Pioneering scheme increases economic viability of farming in Wales and benefits the environment
The Welsh Government’s adoption of an innovative £250 million per year land management scheme known as Glastir has helped farms:
- become more economically viable
- improve water quality
- reduce flood risk
- enhance biodiversity
- protect landscapes
- improve access to the countryside
Early surveys indicate that the Glastir efficiency grant boosted the economic viability of more than three-quarters of recipient farms, and the wider scheme has helped over half involved to take action to combat climate change.
Collaborative research by NERC and BBSRC backed scientists at Queen Mary University and the NERC-funded UK Centre for Ecology and Hydrology prompted the pioneering initiative in 2012. It enabled Wales to become the first European country to target government subsidies by location to deliver the largest environmental and economic benefits.
Sustainable geotourism boosts Northern Ireland economy by £500 million per year
Three world-famous geological features in Northern Ireland are delivering multimillion-pound economic, environmental and societal benefits thanks to input from NERC-funded geoscientists.

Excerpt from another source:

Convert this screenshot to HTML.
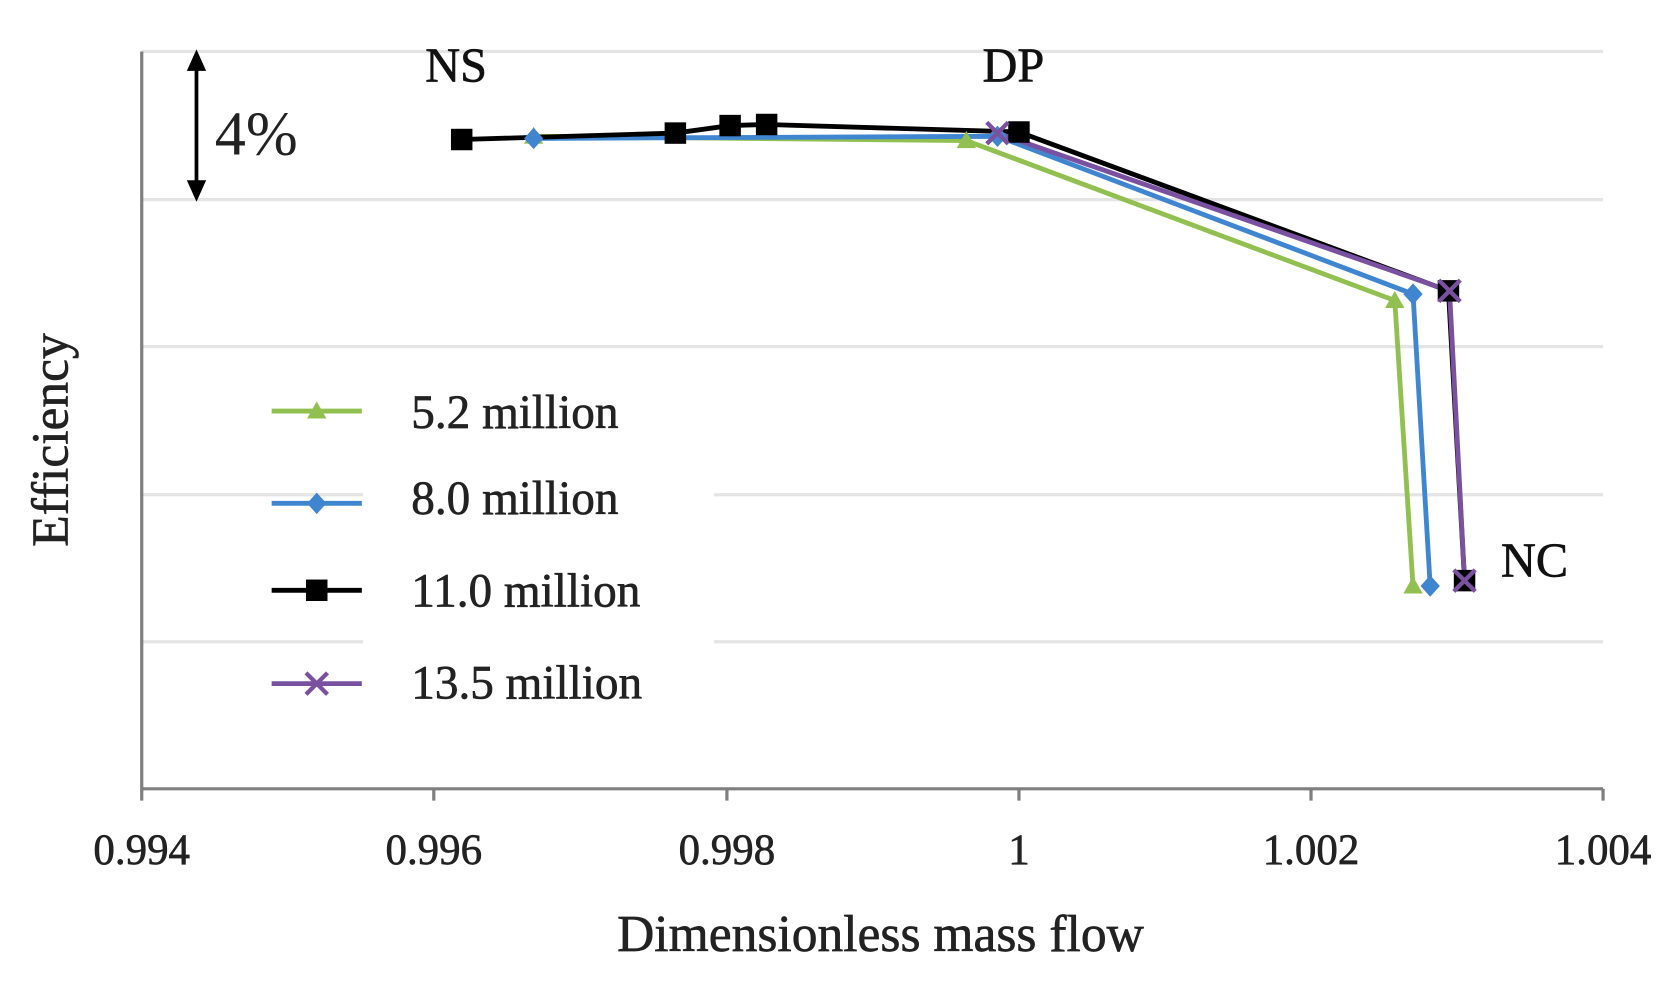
<!DOCTYPE html>
<html><head><style>html,body{margin:0;padding:0;background:#fff;}svg{display:block}</style></head>
<body>
<svg width="1675" height="982" viewBox="0 0 1560 915" preserveAspectRatio="none" xmlns="http://www.w3.org/2000/svg" font-family="Liberation Serif, serif">
<rect width="1560" height="915" fill="#fff"/>
<g stroke="#e4e4e4" stroke-width="3">
<line x1="132" y1="48" x2="1493" y2="48"/>
<line x1="132" y1="186" x2="1493" y2="186"/>
<line x1="132" y1="323" x2="1493" y2="323"/>
<line x1="132" y1="461" x2="338" y2="461"/><line x1="665" y1="461" x2="1493" y2="461"/>
<line x1="132" y1="598" x2="338" y2="598"/><line x1="665" y1="598" x2="1493" y2="598"/>
</g>
<g stroke="#7f7f7f" stroke-width="3">
<line x1="132" y1="48" x2="132" y2="735"/>
<line x1="132" y1="735" x2="1493" y2="735"/>
<line x1="132" y1="735" x2="132" y2="746"/><line x1="404" y1="735" x2="404" y2="746"/><line x1="677" y1="735" x2="677" y2="746"/><line x1="949" y1="735" x2="949" y2="746"/><line x1="1221" y1="735" x2="1221" y2="746"/><line x1="1493" y1="735" x2="1493" y2="746"/>
</g>
<g font-size="40" text-anchor="middle" fill="#222" stroke="#222" stroke-width="0.6">
<text x="132" y="805">0.994</text><text x="404" y="805">0.996</text><text x="677" y="805">0.998</text><text x="949" y="805">1</text><text x="1221" y="805">1.002</text><text x="1493" y="805">1.004</text>
</g>
<text x="820" y="886" font-size="48" text-anchor="middle" fill="#222" stroke="#222" stroke-width="0.6">Dimensionless mass flow</text>
<text transform="translate(63,410) rotate(-90)" font-size="48" text-anchor="middle" fill="#222" stroke="#222" stroke-width="0.6">Efficiency</text>
<g stroke="#000" stroke-width="3.5"><line x1="183" y1="56" x2="183" y2="178"/></g>
<polygon points="183,46 174,66 192,66" fill="#000"/><polygon points="183,188 174,168 192,168" fill="#000"/>
<text x="200" y="144" font-size="58" fill="#222">4%</text>
<g font-size="45" fill="#111" stroke="#111" stroke-width="0.6">
<text x="396" y="76">NS</text><text x="915" y="76">DP</text><text x="1398" y="537">NC</text>
</g>
<g fill="none" stroke-width="4.5" stroke-linejoin="round">
<polyline stroke="#92c050" points="497,127 900,131 1299,280 1316,546"/>
<polyline stroke="#3f85d0" points="497,129 929,127 1316,274 1332,546"/>
<polyline stroke="#000" points="430,130 629,124 680,117 714,116 949,123 1349,271 1364,541"/>
<polyline stroke="#7a51a0" points="929,124 1350,271 1364,541"/>
</g>
<g fill="#92c050"><polygon points="497,118 488,134 506,134"/><polygon points="900,122 891,138 909,138"/><polygon points="1299,271 1290,287 1308,287"/><polygon points="1316,537 1307,553 1325,553"/></g>
<g fill="#3f85d0"><polygon points="497,119 506,129 497,139 488,129"/><polygon points="929,117 938,127 929,137 920,127"/><polygon points="1316,264 1325,274 1316,284 1307,274"/><polygon points="1332,536 1341,546 1332,556 1323,546"/></g>
<g fill="#000"><rect x="420" y="120" width="20" height="20"/><rect x="619" y="114" width="20" height="20"/><rect x="670" y="107" width="20" height="20"/><rect x="704" y="106" width="20" height="20"/><rect x="939" y="113" width="20" height="20"/><rect x="1339" y="261" width="20" height="20"/><rect x="1354" y="531" width="20" height="20"/></g>
<g stroke="#7a51a0" stroke-width="4"><path d="M919,114 l20,20 M939,114 l-20,20"/><path d="M1340,261 l20,20 M1360,261 l-20,20"/><path d="M1354,531 l20,20 M1374,531 l-20,20"/></g>
<g stroke-width="4.5">
<line x1="253" y1="383" x2="337" y2="383" stroke="#92c050"/>
<line x1="253" y1="469" x2="337" y2="469" stroke="#3f85d0"/>
<line x1="253" y1="550" x2="337" y2="550" stroke="#000"/>
<line x1="253" y1="637" x2="337" y2="637" stroke="#7a51a0"/>
</g>
<polygon points="295,374 286,390 304,390" fill="#92c050"/>
<polygon points="295,459 304,469 295,479 286,469" fill="#3f85d0"/>
<rect x="285" y="540" width="20" height="20" fill="#000"/>
<path d="M285,627 l20,20 M305,627 l-20,20" stroke="#7a51a0" stroke-width="4"/>
<g font-size="44" fill="#222" stroke="#222" stroke-width="0.6">
<text x="383" y="399">5.2 million</text>
<text x="383" y="479">8.0 million</text>
<text x="383" y="565">11.0 million</text>
<text x="383" y="651">13.5 million</text>
</g>
</svg>
</body></html>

The Giant’s Causeway and Causeway Coast World Heritage Site, the Cuilcagh Lakelands United Nations Educational, Scientific and Cultural Organization (UNESCO) Global Geopark, and the Mourne Gullion Strangford Aspiring UNESCO Global Geopark attract more than two million visitors a year from over 160 countries. They generate an estimated £500 million a year and numerous jobs in the region. Both sites also deliver educational and cultural benefits, and help the UK meet the 2030 UN sustainable development goals.
The Geological Survey of Northern Ireland (GSNI), which is staffed by NERC British Geological Survey (BGS) scientists, has played a key role. GSNI has developed and promoted sustainable geology-based tourism at the three UNESCO-designated sites over the past two decades.

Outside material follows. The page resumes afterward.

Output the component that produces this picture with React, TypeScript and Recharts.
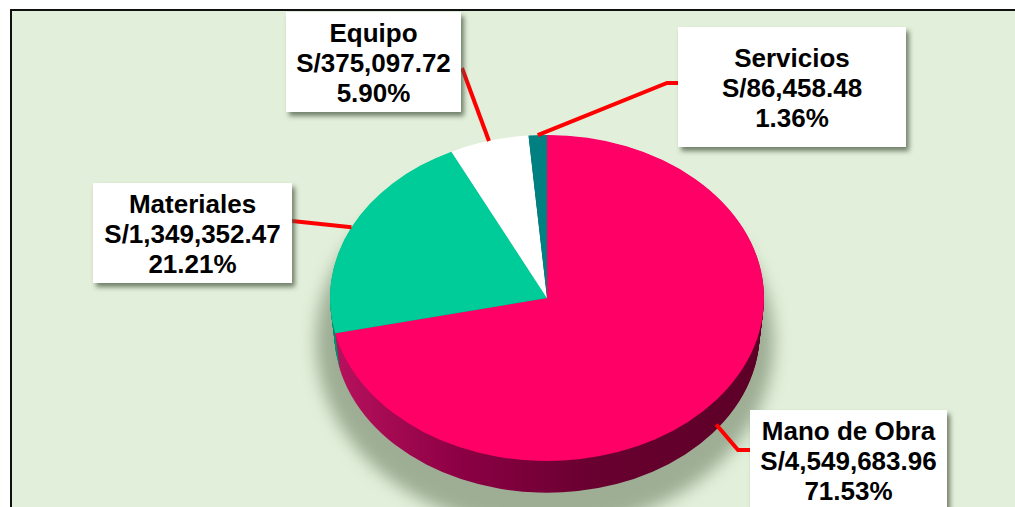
import React from 'react';
import { PieChart, Pie, Cell } from 'recharts';

// ---- data ----
const categories = ['Mano de Obra', 'Materiales', 'Equipo', 'Servicios'];
const amounts = [4549683.96, 1349352.47, 375097.72, 86458.48];
const topColors = ['#FF0066', '#00CC99', '#FFFFFF', '#008080'];
const sideColors = ['url(#pinkSide)', '#008F6B', '#C8C8C8', '#005A5A'];

const data = categories.map((name, i) => ({ name, value: amounts[i] }));

// ---- layout (screen px) ----
const W = 1015;
const H = 507;
const CX = 547;
const CY = 298;
const RX = 217;
const RY = 163;
const DEPTH = 35;
const BOTTOM_SHRINK = 0.02;
const K = RY / RX;
const STEP = 1.5;
const CHART_H = 720;
const layerOffsets: number[] = [];
for (let off = DEPTH; off > 0; off -= STEP) layerOffsets.push(off);

// label boxes [x, y, w, h] and leader path points (after the slice anchor)
const labelLayout = [
  { box: [750, 410, 197, 100], path: [[738, 450], [750, 450]] },
  { box: [93, 183, 199, 100], path: [[292, 221]] },
  { box: [286, 12, 175, 100], path: [[462, 68]] },
  { box: [678, 27, 228, 120], path: [[667, 83], [678, 83]] },
];

const fmt = (v: number) =>
  'S/' + v.toLocaleString('en-US', { minimumFractionDigits: 2, maximumFractionDigits: 2 });

const renderLabel = (props: any) => {
  const { cx, cy, midAngle, outerRadius, index, name, value, percent } = props;
  const L = labelLayout[index];
  const rad = (Math.PI / 180) * midAngle;
  const s = Math.sin(rad);
  const ax = cx + outerRadius * Math.cos(rad);
  let ay = cy - outerRadius * K * s;
  if (s < 0) ay += DEPTH * 0.7;
  const pts = [[ax, ay], ...L.path];
  const d = pts.map((p, i) => (i === 0 ? 'M' : 'L') + p[0] + ',' + p[1]).join(' ');
  const [bx, by, bw, bh] = L.box;
  const mx = bx + bw / 2;
  const my = by + bh / 2 + 1;
  const tp = {
    x: mx,
    textAnchor: 'middle' as const,
    fontSize: 26,
    fontWeight: 700,
    fontFamily: '"Liberation Sans", Arial, sans-serif',
    fill: '#000',
  };
  return (
    <g key={'lbl' + index}>
      <path d={d} stroke="#FF0000" strokeWidth={4} fill="none" strokeLinejoin="miter" />
      <rect x={bx} y={by} width={bw} height={bh} fill="#FFFFFF" filter="url(#boxShadow)" />
      <text {...tp} y={my - 30 + 9}>{name}</text>
      <text {...tp} y={my + 9}>{fmt(value)}</text>
      <text {...tp} y={my + 30 + 9}>{(percent * 100).toFixed(2) + '%'}</text>
    </g>
  );
};

export default function App() {
  return (
    <div
      style={{
        position: 'fixed',
        left: 0,
        top: 0,
        width: W,
        height: H,
        overflow: 'hidden',
        background: '#FFFFFF',
      }}
    >
      <div
        style={{
          position: 'absolute',
          left: 10,
          top: 9,
          width: 1040,
          height: 540,
          border: '2px solid #111',
          background: '#E2EFDA',
        }}
      />
      {/* soft shadow under pie */}
      <div
        style={{
          position: 'absolute',
          left: CX - RX - 14,
          top: CY - RY + 20,
          width: (RX + 12) * 2,
          height: (RY + 24) * 2,
          borderRadius: '50%',
          background: 'rgba(90,110,80,0.5)',
          filter: 'blur(8px)',
        }}
      />
      {/* pie body, squashed to an ellipse */}
      <div
        style={{
          position: 'absolute',
          left: 0,
          top: 0,
          width: W,
          height: CHART_H,
          transform: `scaleY(${K})`,
          transformOrigin: '0 0',
        }}
      >
        <PieChart width={W} height={CHART_H} margin={{ top: 0, right: 0, bottom: 0, left: 0 }}>
          <defs>
            <linearGradient id="pinkSide" gradientUnits="userSpaceOnUse" x1={CX - RX} y1="0" x2={CX + RX} y2="0">
              <stop offset="0" stopColor="#B8125E" />
              <stop offset="0.3" stopColor="#8C0044" />
              <stop offset="0.6" stopColor="#690030" />
              <stop offset="1" stopColor="#5C0026" />
            </linearGradient>
          </defs>
          {layerOffsets.map((off) => (
            <Pie
              key={'side' + off}
              data={data}
              dataKey="value"
              nameKey="name"
              cx={CX}
              cy={(CY + off) / K}
              outerRadius={RX * (1 - (BOTTOM_SHRINK * off) / DEPTH)}
              startAngle={90}
              endAngle={-270}
              stroke="none"
              isAnimationActive={false}
              labelLine={false}
            >
              {data.map((_, i) => (
                <Cell key={i} fill={sideColors[i]} stroke="none" />
              ))}
            </Pie>
          ))}
          <Pie
            data={data}
            dataKey="value"
            nameKey="name"
            cx={CX}
            cy={CY / K}
            outerRadius={RX}
            startAngle={90}
            endAngle={-270}
            stroke="none"
            isAnimationActive={false}
            labelLine={false}
          >
            {data.map((_, i) => (
              <Cell key={i} fill={topColors[i]} stroke="none" />
            ))}
          </Pie>
        </PieChart>
      </div>
      {/* labels and leader lines */}
      <div style={{ position: 'absolute', left: 0, top: 0, width: W, height: H }}>
        <PieChart width={W} height={H} margin={{ top: 0, right: 0, bottom: 0, left: 0 }}>
          <defs>
            <filter id="boxShadow" x="-20%" y="-20%" width="140%" height="150%">
              <feDropShadow dx="3" dy="4" stdDeviation="2.5" floodColor="#4A5A44" floodOpacity="0.75" />
            </filter>
          </defs>
          <Pie
            data={data}
            dataKey="value"
            nameKey="name"
            cx={CX}
            cy={CY}
            outerRadius={RX}
            startAngle={90}
            endAngle={-270}
            fill="none"
            stroke="none"
            isAnimationActive={false}
            labelLine={false}
            label={renderLabel}
          />
        </PieChart>
      </div>
    </div>
  );
}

Carbon budgeting tool prompts multimillion-pound investment in climate change action in the north-west
Regions across the UK are setting and delivering more ambitious climate change strategies thanks to carbon budgeting tools which are helping governments and businesses to play their part in global climate goals.
Greater Manchester Combined Authority, for example, slashed its previous goal of 80% carbon reduction by 2050 in favour of zero emissions by 2038 as a result. This changed thinking prompted major public and commercial investment in the region, including £65 million in new climate change policies and a £63.5 million commitment from Electricity North West to carbon reduction.

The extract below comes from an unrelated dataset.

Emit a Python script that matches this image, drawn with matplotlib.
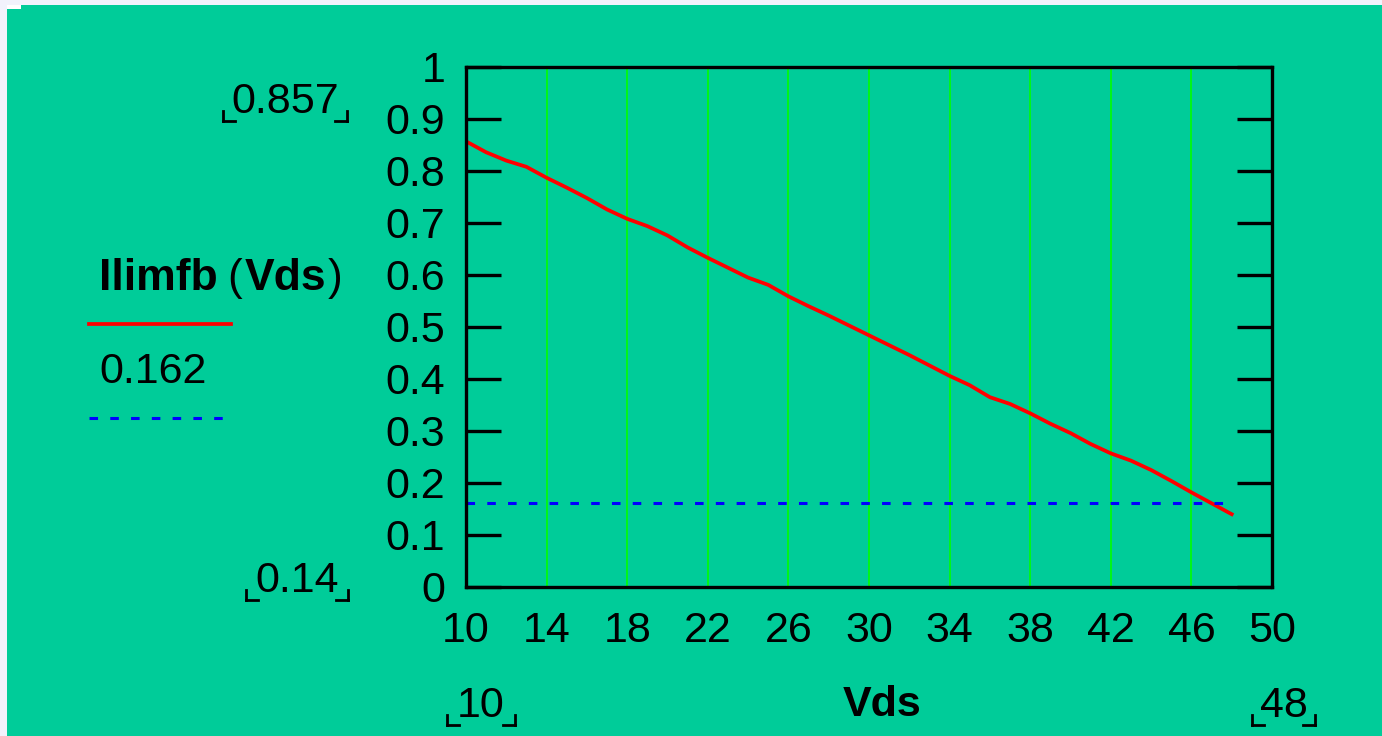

The carbon budgeting tools are based on Engineering and Physical Sciences Research Council (EPSRC), NERC and Economic and Social Research Council (ESRC)-funded expertise at the Tyndall Centre for Climate Change. The tools help translate global carbon budgets to local scales and help governments and businesses to develop policies in line with the 2015 Paris climate accords.
New natural flood defence techniques protect Northumberland village at 10% of the cost
A Northumberland village that flooded seven times in eight years has been flood-free since 2010 thanks to the introduction of innovative natural flood management techniques.
The pioneering ‘soft-engineered’ scheme at Belford, based on NERC, EPSRC and Environment Agency funded research, used ponds and ‘leaky’ dams to divert, store and slow flood water. The project cost 90% less than the alternative: a £2.1 million dam.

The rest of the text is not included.